Precedents Supporting the Ruling

The court supported its reasoning with numerous precedents that established the principle of non-liability for corporations in similar circumstances. It cited multiple cases where courts held that when a railroad was placed in the hands of a receiver, the receiver and their agents were solely responsible for any negligent acts. For instance, in the case of Memphis C.R. Co. v. Hoechner, the court concluded that a railroad company could not be held liable for injuries sustained due to the negligence of the receivers and their employees, as the receivers were the ones in exclusive control of the railroad. The court also referenced Chamberlain v. New York, etc., R. Co., which reiterated that a railroad in receivership is not liable for torts committed by receivers or their employees. These precedents reinforced the notion that it would be unjust to hold a corporation liable for actions taken by receivers who operated under the authority of the court, thereby solidifying the legal principle that the receivers alone bore the responsibility for their operational actions.

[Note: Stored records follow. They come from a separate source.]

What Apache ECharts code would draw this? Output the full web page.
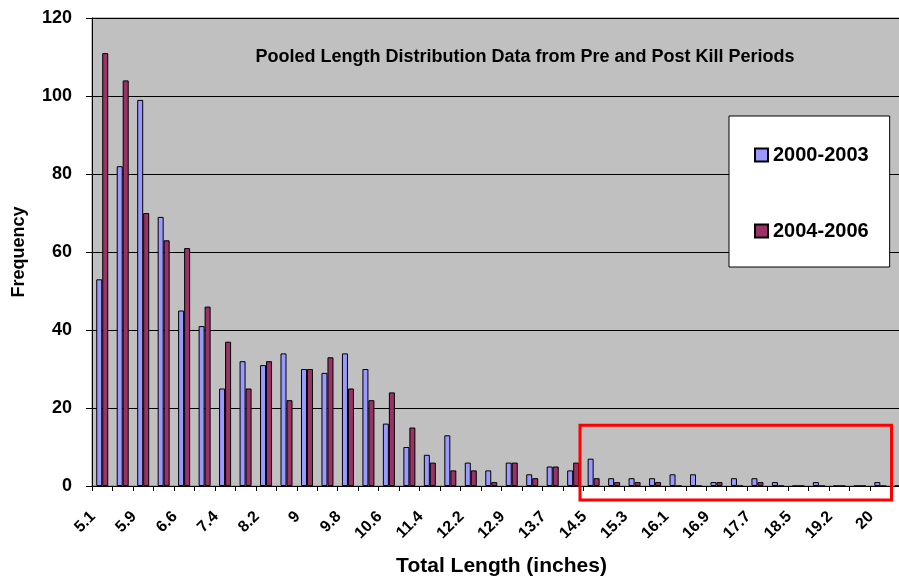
<!DOCTYPE html>
<html>
<head>
<meta charset="utf-8">
<script src="https://cdn.jsdelivr.net/npm/echarts@6/dist/echarts.min.js"></script>
<style>
  html, body { margin: 0; padding: 0; background: #fff; }
  #chart { width: 899px; height: 578px; }
</style>
</head>
<body>
<div id="chart"></div>
<script>
// Length classes (inches), one per centimetre bin from 13 to 52 cm
const lengthClasses = [
  '5.1', '5.5', '5.9', '6.2', '6.6', '7', '7.4', '7.8', '8.2', '8.6',
  '9', '9.4', '9.8', '10.2', '10.6', '11', '11.4', '11.8', '12.2', '12.5',
  '12.9', '13.3', '13.7', '14.1', '14.5', '14.9', '15.3', '15.7', '16.1', '16.5',
  '16.9', '17.3', '17.7', '18.1', '18.5', '18.8', '19.2', '19.6', '20', '20.4'
];

// Frequency of fish per length class, pre-kill period
const pre2000to2003 = [
  53, 82, 99, 69, 45, 41, 25, 32, 31, 34,
  30, 29, 34, 30, 16, 10, 8, 13, 6, 4,
  6, 3, 5, 4, 7, 2, 2, 2, 3, 3,
  1, 2, 2, 1, 0, 1, 0, 0, 1, 0
];

// Frequency of fish per length class, post-kill period
const post2004to2006 = [
  111, 104, 70, 63, 61, 46, 37, 25, 32, 22,
  30, 33, 25, 22, 24, 15, 6, 4, 4, 1,
  6, 2, 5, 6, 2, 1, 1, 1, 0, 0,
  1, 0, 1, 0, 0, 0, 0, 0, 0, 0
];

const yTicks = { min: 0, max: 120, step: 20 };

const FONT = 'Liberation Sans, Arial, sans-serif';

const chart = echarts.init(document.getElementById('chart'), null, { renderer: 'canvas' });

chart.setOption({
  animation: false,
  backgroundColor: '#ffffff',
  textStyle: { fontFamily: FONT },
  title: {
    text: 'Pooled Length Distribution Data from Pre and Post Kill Periods',
    left: 525,
    top: 48,
    textAlign: 'center',
    padding: 0,
    textStyle: { fontFamily: FONT, fontSize: 18, fontWeight: 'bold', color: '#000' }
  },
  legend: {
    orient: 'vertical',
    left: 729,
    top: 116,
    padding: [29, 21, 26, 25],
    itemGap: 56,
    itemWidth: 13,
    itemHeight: 13,
    icon: 'rect',
    backgroundColor: '#ffffff',
    borderColor: '#000000',
    borderWidth: 1,
    textStyle: { fontFamily: FONT, fontSize: 20, fontWeight: 'bold', color: '#000' },
    data: ['2000-2003', '2004-2006']
  },
  // the plot runs past the right edge of the canvas
  grid: {
    left: 92,
    top: 18,
    width: 819,
    bottom: 92,
    containLabel: false,
    outerBoundsMode: 'none',
    show: true,
    backgroundColor: '#C0C0C0',
    borderColor: '#808080',
    borderWidth: 1
  },
  xAxis: {
    type: 'category',
    data: lengthClasses,
    name: 'Total Length (inches)',
    nameLocation: 'middle',
    nameGap: 70,
    nameTextStyle: { fontFamily: FONT, fontSize: 21, fontWeight: 'bold', color: '#000' },
    axisLine: { show: true, lineStyle: { color: '#000', width: 1 } },
    axisTick: { show: true, interval: 0, length: 5, lineStyle: { color: '#000' } },
    axisLabel: {
      interval: 1,
      rotate: 45,
      margin: 19,
      padding: [0, 13, 0, 0],
      fontFamily: FONT,
      fontSize: 16,
      fontWeight: 'bold',
      color: '#000'
    },
    splitLine: { show: false }
  },
  yAxis: {
    type: 'value',
    min: yTicks.min,
    max: yTicks.max,
    interval: yTicks.step,
    name: 'Frequency',
    nameLocation: 'middle',
    nameGap: 64,
    nameTextStyle: { fontFamily: FONT, fontSize: 18, fontWeight: 'bold', color: '#000' },
    axisLine: { show: true, lineStyle: { color: '#000', width: 1 } },
    axisTick: { show: true, length: 6, lineStyle: { color: '#000' } },
    axisLabel: {
      margin: 20,
      fontFamily: FONT,
      fontSize: 18,
      fontWeight: 'bold',
      color: '#000'
    },
    splitLine: { show: true, lineStyle: { color: '#000', width: 1 } }
  },
  series: [
    {
      name: '2000-2003',
      type: 'bar',
      data: pre2000to2003,
      barWidth: 6,
      barGap: '0%',
      itemStyle: { color: '#9999FF', borderColor: '#000', borderWidth: 1 }
    },
    {
      name: '2004-2006',
      type: 'bar',
      data: post2004to2006,
      barWidth: 6,
      barGap: '0%',
      itemStyle: { color: '#993366', borderColor: '#000', borderWidth: 1 }
    }
  ],
  graphic: [
    {
      type: 'rect',
      z: 100,
      shape: { x: 580, y: 425.3, width: 311.5, height: 74.7 },
      style: { fill: 'none', stroke: '#FF0000', lineWidth: 3 }
    }
  ]
});
</script>
</body>
</html>
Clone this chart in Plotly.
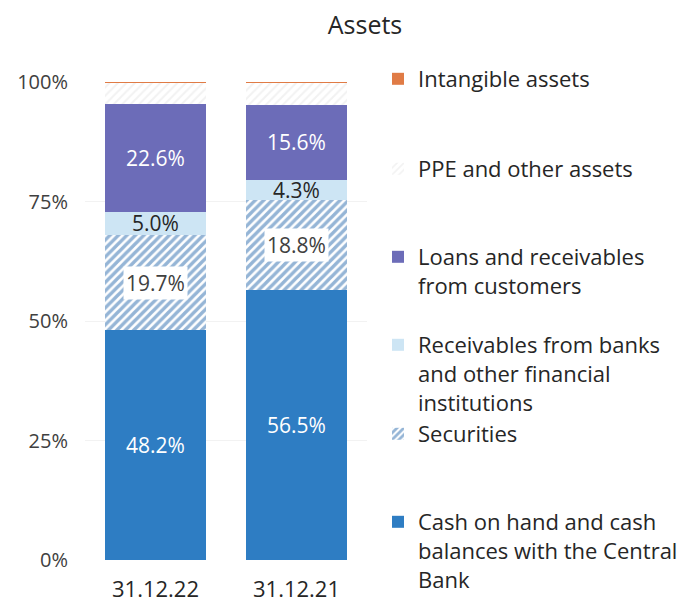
import plotly.graph_objects as go

categories = ["31.12.22", "31.12.21"]
cash = [48.2, 56.5]
securities = [19.7, 18.8]
receivables_banks = [5.0, 4.3]
loans = [22.6, 15.6]
ppe_other = [4.4, 4.7]
intangible = [0.1, 0.1]

y_ticks = [0, 25, 50, 75, 100]
y_tick_labels = ["0%", "25%", "50%", "75%", "100%"]

series = [
    ("cash", "Cash on hand and cash<br>balances with the Central<br>Bank", cash),
    ("sec", "Securities", securities),
    ("recv", "Receivables from banks<br>and other financial<br>institutions", receivables_banks),
    ("loans", "Loans and receivables<br>from customers", loans),
    ("ppe", "PPE and other assets", ppe_other),
    ("intan", "Intangible assets", intangible),
]

styles = {
    "cash": dict(color="#2E7DC3"),
    "sec": dict(color="white", pattern=dict(shape="/", fgcolor="#2C6CAE", bgcolor="white", size=6, solidity=0.58)),
    "recv": dict(color="#CDE5F4"),
    "loans": dict(color="#6C6CB8"),
    "ppe": dict(color="white", pattern=dict(shape="/", fgcolor="#E6E6E6", bgcolor="white", size=6, solidity=0.35)),
    "intan": dict(color="#E07B45"),
}

# legend first-line centre (pixel rows) for each series
legend_rows = {"intan": 80, "ppe": 170, "loans": 258, "recv": 346, "sec": 435, "cash": 523}
legend_names = {"cash": "legend6", "sec": "legend5", "recv": "legend4", "loans": "legend3", "ppe": "legend2", "intan": "legend"}

PLOT_TOP, PLOT_BOTTOM = 82, 560
H = PLOT_BOTTOM - PLOT_TOP

fig = go.Figure()
for key, name, vals in series:
    fig.add_trace(go.Bar(
        x=categories, y=vals, name=name, marker=dict(line=dict(width=0), **styles[key]),
        legend=legend_names[key], hoverinfo="skip",
    ))

font = "Open Sans, Noto Sans, sans-serif"
legend_font = dict(family=font, size=22, color="#262626")
for key, lname in legend_names.items():
    top = legend_rows[key] - 22
    fig.update_layout({lname: dict(
        x=1.039, xanchor="left", y=(PLOT_BOTTOM - top) / H, yanchor="top",
        font=legend_font, valign="top", bgcolor="rgba(0,0,0,0)",
        itemclick=False, itemdoubleclick=False,
    )})

# data labels
annotations = []
label_specs = [
    (cash, 0, "white", None),
    (securities, 1, "#404040", "white"),
    (receivables_banks, 2, "#262626", None),
    (loans, 3, "white", None),
]
stack = [cash, securities, receivables_banks, loans]
for vals, idx, col, bg in label_specs:
    for i, c in enumerate(categories):
        base = sum(s[i] for s in stack[:idx])
        ann = dict(x=c, y=base + vals[i] / 2, text=f"{vals[i]:.1f}%", showarrow=False,
                   font=dict(family=font, size=21, color=col))
        if bg:
            ann.update(bgcolor=bg, borderpad=2)
        annotations.append(ann)

fig.update_layout(
    width=694, height=606,
    margin=dict(l=85, r=694 - 85 - 282, t=PLOT_TOP, b=606 - PLOT_BOTTOM, autoexpand=False),
    paper_bgcolor="white", plot_bgcolor="white",
    barmode="stack", bargap=0.29,
    title=dict(text="Assets", x=365 / 694, xanchor="center", y=1 - 25 / 606, yanchor="middle",
               font=dict(family=font, size=25, color="#262626")),
    xaxis=dict(showline=False, showgrid=False, ticks="", ticklabelstandoff=14, automargin=False,
               tickfont=dict(family=font, size=22, color="#262626")),
    yaxis=dict(range=[0, 100], tickvals=y_ticks, ticktext=y_tick_labels, showline=False,
               showgrid=True, gridcolor="#F2F2F2", zeroline=False, ticks="", ticklabelstandoff=16,
               automargin=False, tickfont=dict(family=font, size=20, color="#404040")),
    annotations=annotations,
    showlegend=True,
)

fig.write_html("out.html", config={"displayModeBar": False},
               post_script="document.body.style.margin='0';document.body.style.overflow='hidden';")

Implications of the Court's Decision

The court's decision had significant implications for the liability of corporations under receivership. It clarified that once a receiver is appointed, the control and management of the corporation's assets are transferred to the receiver, effectively insulating the corporation from liability for acts committed during that period. This ruling established a clear boundary regarding accountability, ensuring that individuals or entities harmed due to the actions of a receiver must seek redress directly against the receiver and not the corporation. The implications extended to the broader legal understanding of corporate liability, especially in insolvency situations, where the rights and responsibilities shift significantly. Furthermore, this decision underscored the importance of including receivers as parties in legal actions involving claims arising during their management of the corporation's affairs. By delineating the responsibilities of the receivers from those of the corporation, the court aimed to promote clarity and fairness in the legal process for all parties involved.

Conclusion of the Court

In conclusion, the South Carolina Supreme Court affirmed the lower court's decision to direct a verdict for the Seaboard Air Line Railway Company. The court firmly established that the corporation was not liable for the alleged delict because the receivers were in full control and management of the railway at the time of the incident. The ruling emphasized that the actions of the receivers and their employees could not be imputed to the railway company, as they were operating under the authority of the court and independently of the corporation. Therefore, the court maintained that all claims arising from the alleged negligence should have been directed against the receivers, not the railway company itself. This affirmation served to uphold the legal principles surrounding corporate liability in the context of receivership, reinforcing the notion that a corporation cannot be held accountable for acts beyond its control.